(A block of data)
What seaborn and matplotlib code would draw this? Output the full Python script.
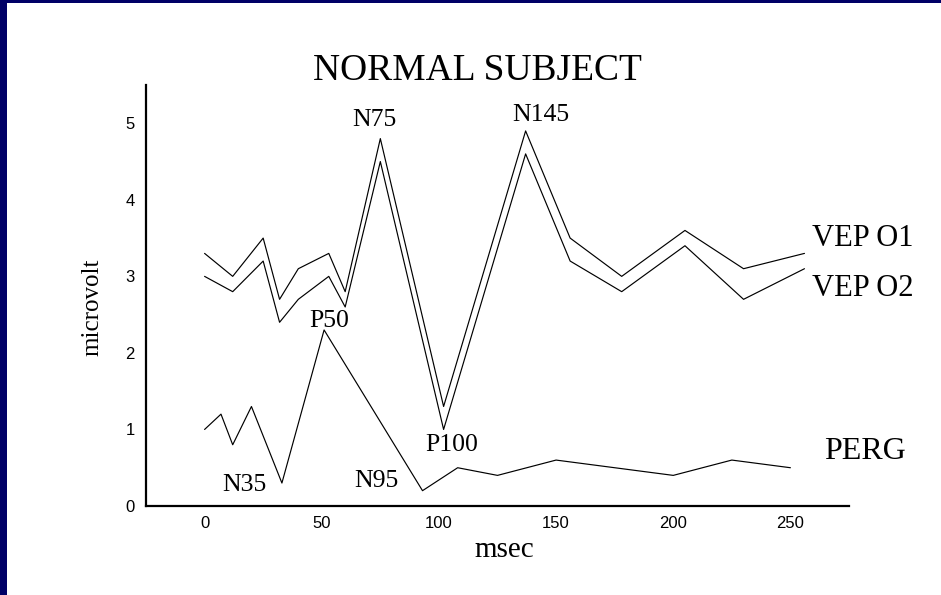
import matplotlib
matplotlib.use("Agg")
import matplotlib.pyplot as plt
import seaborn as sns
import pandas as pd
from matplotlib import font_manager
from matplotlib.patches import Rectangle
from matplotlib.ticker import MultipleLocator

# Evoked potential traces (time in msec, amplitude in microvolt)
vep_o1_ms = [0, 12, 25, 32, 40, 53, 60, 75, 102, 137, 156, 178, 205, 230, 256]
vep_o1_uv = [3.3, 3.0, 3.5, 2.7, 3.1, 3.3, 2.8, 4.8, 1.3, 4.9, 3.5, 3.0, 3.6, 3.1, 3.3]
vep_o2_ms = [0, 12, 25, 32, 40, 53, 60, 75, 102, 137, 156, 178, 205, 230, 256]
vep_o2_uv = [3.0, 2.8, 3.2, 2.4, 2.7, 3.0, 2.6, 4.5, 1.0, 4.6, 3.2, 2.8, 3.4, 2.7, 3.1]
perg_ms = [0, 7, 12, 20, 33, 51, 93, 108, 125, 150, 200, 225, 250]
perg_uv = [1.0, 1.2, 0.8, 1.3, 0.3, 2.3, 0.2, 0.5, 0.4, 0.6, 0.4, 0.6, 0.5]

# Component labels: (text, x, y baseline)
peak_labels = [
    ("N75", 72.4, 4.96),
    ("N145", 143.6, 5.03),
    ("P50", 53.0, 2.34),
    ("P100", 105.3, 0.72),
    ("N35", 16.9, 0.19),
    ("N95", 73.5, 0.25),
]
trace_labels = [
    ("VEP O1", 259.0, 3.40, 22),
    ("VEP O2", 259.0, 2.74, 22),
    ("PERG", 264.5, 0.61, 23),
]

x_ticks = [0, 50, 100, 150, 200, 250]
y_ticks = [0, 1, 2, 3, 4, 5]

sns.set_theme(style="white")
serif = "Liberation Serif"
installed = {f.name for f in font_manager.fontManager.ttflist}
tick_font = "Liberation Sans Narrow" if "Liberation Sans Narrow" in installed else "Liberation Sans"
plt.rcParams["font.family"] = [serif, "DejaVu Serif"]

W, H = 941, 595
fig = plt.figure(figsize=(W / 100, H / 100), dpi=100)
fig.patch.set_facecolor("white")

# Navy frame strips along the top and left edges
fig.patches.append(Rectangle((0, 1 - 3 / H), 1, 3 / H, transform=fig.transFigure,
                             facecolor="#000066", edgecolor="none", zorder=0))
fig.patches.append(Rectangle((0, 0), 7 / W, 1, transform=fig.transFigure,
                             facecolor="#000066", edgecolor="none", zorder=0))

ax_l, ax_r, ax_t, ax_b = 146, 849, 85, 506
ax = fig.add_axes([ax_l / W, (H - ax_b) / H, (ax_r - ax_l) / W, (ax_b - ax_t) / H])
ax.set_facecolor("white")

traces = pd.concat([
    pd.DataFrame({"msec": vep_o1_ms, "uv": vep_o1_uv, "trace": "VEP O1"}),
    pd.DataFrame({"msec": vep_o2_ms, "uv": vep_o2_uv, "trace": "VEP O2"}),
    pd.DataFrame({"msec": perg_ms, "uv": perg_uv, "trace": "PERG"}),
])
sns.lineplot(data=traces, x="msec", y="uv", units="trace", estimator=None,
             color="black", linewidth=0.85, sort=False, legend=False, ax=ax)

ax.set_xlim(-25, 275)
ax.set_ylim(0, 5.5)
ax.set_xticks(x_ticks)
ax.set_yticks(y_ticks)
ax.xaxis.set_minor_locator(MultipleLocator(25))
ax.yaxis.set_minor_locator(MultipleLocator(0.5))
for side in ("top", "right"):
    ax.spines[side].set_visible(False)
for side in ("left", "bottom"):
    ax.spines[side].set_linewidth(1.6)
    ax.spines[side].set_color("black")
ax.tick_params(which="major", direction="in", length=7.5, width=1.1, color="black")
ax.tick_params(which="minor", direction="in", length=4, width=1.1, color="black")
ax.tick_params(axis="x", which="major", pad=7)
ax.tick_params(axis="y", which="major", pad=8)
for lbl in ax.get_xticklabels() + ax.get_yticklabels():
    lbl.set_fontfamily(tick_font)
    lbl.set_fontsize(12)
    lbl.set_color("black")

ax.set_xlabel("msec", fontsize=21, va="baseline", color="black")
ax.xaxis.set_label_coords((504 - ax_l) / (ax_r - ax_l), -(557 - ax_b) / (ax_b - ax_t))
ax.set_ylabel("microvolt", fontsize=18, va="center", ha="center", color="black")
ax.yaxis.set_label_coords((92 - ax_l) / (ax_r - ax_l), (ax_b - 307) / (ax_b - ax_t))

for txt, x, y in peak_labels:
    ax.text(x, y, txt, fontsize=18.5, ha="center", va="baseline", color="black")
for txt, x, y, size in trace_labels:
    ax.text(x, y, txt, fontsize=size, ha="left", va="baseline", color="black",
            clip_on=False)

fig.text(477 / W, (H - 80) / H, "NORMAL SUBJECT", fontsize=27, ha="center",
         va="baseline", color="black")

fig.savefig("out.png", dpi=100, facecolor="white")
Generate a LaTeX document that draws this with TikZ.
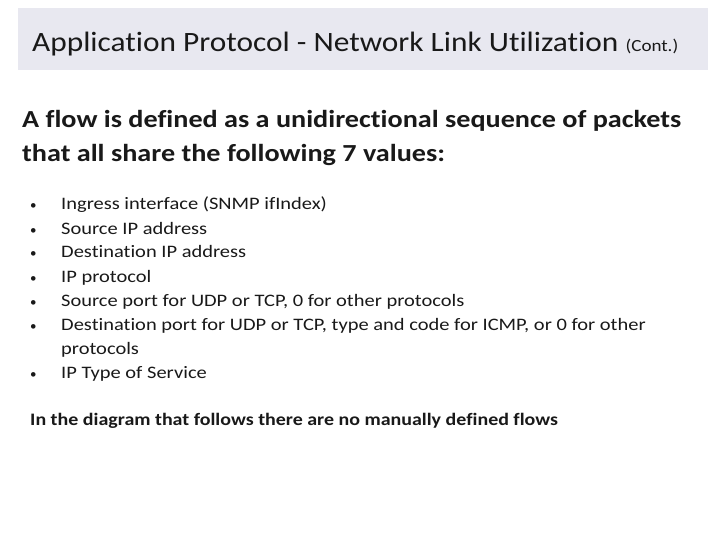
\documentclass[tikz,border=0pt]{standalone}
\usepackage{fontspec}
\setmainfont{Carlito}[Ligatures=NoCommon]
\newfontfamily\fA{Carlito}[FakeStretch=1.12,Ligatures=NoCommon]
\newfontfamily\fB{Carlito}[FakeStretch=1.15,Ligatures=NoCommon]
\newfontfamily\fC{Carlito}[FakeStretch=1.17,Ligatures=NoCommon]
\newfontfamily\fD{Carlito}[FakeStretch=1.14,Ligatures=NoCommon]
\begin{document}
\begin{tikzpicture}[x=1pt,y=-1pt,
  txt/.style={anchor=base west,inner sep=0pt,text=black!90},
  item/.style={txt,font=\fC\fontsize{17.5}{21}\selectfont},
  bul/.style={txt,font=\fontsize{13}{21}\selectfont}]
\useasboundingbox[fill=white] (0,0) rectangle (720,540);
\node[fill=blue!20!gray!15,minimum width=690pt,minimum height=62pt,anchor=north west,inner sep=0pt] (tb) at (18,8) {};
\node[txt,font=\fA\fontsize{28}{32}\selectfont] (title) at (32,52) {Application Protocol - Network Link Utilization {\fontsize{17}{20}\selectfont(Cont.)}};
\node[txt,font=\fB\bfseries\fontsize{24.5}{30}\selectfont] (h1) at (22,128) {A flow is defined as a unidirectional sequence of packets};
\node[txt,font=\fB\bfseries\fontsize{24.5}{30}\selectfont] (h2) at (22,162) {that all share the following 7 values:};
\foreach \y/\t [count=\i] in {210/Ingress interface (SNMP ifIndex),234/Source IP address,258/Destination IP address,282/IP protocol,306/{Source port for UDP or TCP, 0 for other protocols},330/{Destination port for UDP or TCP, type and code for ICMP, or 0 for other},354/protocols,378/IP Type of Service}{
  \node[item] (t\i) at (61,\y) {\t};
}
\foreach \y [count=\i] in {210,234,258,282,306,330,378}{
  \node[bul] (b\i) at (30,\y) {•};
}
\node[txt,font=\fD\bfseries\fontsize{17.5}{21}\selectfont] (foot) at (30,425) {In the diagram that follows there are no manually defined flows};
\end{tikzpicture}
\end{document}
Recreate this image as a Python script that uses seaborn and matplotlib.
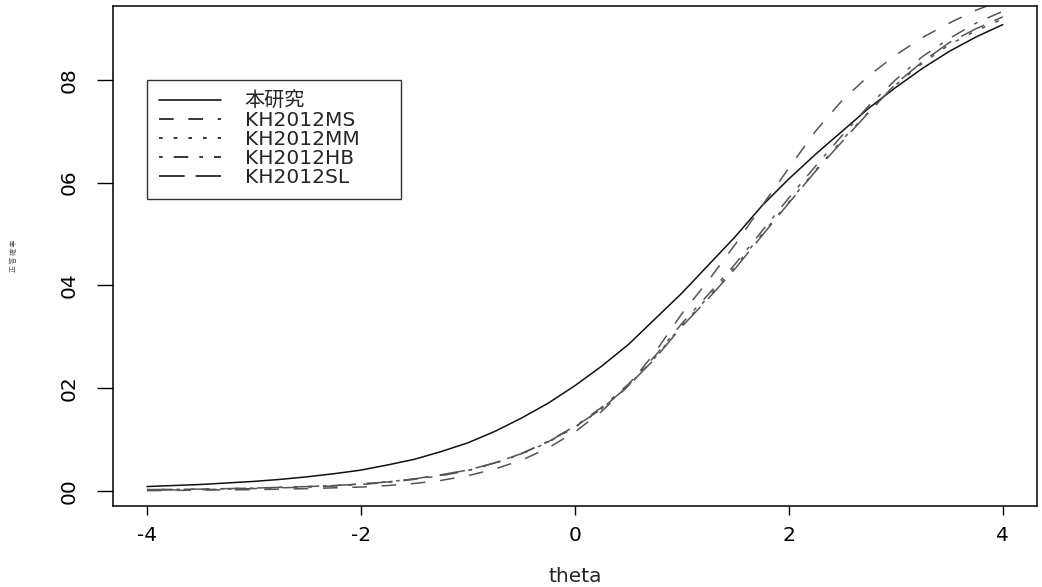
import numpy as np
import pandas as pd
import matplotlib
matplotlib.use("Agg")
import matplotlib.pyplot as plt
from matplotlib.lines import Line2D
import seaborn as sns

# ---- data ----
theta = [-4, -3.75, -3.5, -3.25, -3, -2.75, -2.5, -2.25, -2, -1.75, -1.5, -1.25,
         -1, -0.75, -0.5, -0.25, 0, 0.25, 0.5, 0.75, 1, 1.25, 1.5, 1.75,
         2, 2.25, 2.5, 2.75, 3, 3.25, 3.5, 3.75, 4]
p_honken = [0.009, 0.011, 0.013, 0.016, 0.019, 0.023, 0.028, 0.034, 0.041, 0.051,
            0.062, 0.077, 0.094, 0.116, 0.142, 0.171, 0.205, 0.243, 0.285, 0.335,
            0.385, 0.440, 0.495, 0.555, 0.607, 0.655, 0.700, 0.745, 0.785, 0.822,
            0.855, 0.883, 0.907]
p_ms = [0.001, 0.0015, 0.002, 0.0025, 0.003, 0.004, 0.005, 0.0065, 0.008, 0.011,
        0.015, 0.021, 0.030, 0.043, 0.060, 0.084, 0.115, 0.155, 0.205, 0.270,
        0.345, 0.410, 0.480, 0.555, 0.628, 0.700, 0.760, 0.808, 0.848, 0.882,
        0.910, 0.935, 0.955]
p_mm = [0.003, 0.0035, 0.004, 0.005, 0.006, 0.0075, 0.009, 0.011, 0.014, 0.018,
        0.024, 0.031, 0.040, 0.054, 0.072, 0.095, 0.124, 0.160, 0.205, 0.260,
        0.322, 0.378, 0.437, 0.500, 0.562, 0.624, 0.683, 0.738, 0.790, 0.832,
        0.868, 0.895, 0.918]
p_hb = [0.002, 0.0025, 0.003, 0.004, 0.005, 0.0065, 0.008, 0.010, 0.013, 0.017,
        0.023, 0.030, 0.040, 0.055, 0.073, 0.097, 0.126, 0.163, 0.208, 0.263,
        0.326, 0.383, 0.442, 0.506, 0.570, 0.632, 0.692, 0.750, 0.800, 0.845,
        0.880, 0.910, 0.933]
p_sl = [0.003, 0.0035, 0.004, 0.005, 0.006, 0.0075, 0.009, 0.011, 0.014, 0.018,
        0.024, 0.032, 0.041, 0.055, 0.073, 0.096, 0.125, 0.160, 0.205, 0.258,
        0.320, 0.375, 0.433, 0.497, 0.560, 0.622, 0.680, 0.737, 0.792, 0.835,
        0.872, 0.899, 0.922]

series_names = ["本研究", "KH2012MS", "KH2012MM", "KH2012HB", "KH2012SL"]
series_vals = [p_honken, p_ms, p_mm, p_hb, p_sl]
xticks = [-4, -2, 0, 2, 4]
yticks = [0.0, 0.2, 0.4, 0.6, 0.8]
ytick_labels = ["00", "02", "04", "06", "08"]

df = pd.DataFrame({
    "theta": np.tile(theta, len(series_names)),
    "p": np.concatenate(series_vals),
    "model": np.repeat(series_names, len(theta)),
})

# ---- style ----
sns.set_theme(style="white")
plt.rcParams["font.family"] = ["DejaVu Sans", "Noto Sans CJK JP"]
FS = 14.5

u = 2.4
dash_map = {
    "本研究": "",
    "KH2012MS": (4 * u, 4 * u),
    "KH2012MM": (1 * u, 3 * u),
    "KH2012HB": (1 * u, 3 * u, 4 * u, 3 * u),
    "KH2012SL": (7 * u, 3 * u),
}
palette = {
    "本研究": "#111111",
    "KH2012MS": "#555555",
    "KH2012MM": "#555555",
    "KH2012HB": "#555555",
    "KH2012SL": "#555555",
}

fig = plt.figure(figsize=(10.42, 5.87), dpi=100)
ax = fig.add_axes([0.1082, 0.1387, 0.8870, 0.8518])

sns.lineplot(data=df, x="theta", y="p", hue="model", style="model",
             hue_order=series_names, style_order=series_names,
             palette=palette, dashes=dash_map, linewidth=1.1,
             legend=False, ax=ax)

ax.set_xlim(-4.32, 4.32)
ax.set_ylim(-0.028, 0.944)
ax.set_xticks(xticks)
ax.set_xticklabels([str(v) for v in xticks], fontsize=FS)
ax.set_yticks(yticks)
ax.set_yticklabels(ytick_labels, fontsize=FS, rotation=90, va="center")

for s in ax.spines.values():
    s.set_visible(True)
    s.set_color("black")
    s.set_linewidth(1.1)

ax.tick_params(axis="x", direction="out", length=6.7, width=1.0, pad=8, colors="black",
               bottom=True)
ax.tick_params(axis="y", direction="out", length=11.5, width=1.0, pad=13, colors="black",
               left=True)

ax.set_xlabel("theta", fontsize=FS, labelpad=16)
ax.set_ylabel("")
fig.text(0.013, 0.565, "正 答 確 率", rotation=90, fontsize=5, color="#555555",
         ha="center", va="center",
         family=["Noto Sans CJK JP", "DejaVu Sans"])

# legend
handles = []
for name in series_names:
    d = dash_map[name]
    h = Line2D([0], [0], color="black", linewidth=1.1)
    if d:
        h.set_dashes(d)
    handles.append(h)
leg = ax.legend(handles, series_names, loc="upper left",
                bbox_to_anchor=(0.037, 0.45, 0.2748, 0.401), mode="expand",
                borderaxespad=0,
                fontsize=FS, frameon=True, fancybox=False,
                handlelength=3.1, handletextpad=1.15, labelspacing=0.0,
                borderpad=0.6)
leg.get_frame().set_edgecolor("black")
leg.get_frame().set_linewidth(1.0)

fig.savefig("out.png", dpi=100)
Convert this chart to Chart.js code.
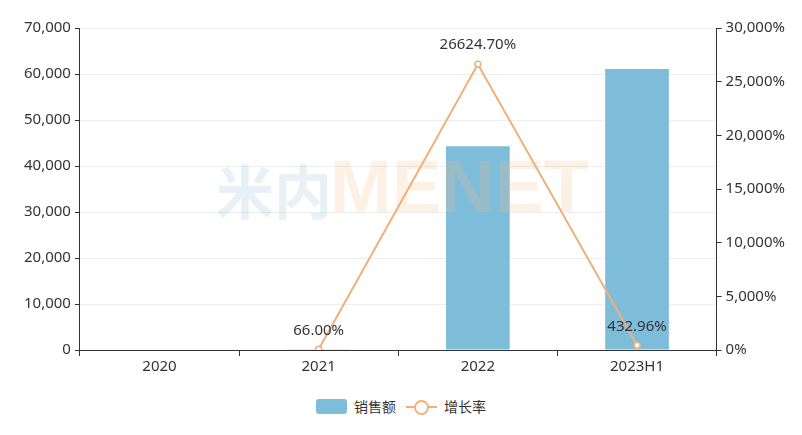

▶ _What this task involves_
Take the lines from the first line of the entries through the line with "from matplotlib.ticker import MultipleLocator", inclusive, and give them again exactly, minus any pictures.

▶ _Solution to the exercise_
What seaborn and matplotlib code would draw this? Output the full Python script.
import matplotlib
matplotlib.use("Agg")
import matplotlib.pyplot as plt
import seaborn as sns
import pandas as pd
from matplotlib import font_manager
from matplotlib.patches import Rectangle
from matplotlib.ticker import MultipleLocator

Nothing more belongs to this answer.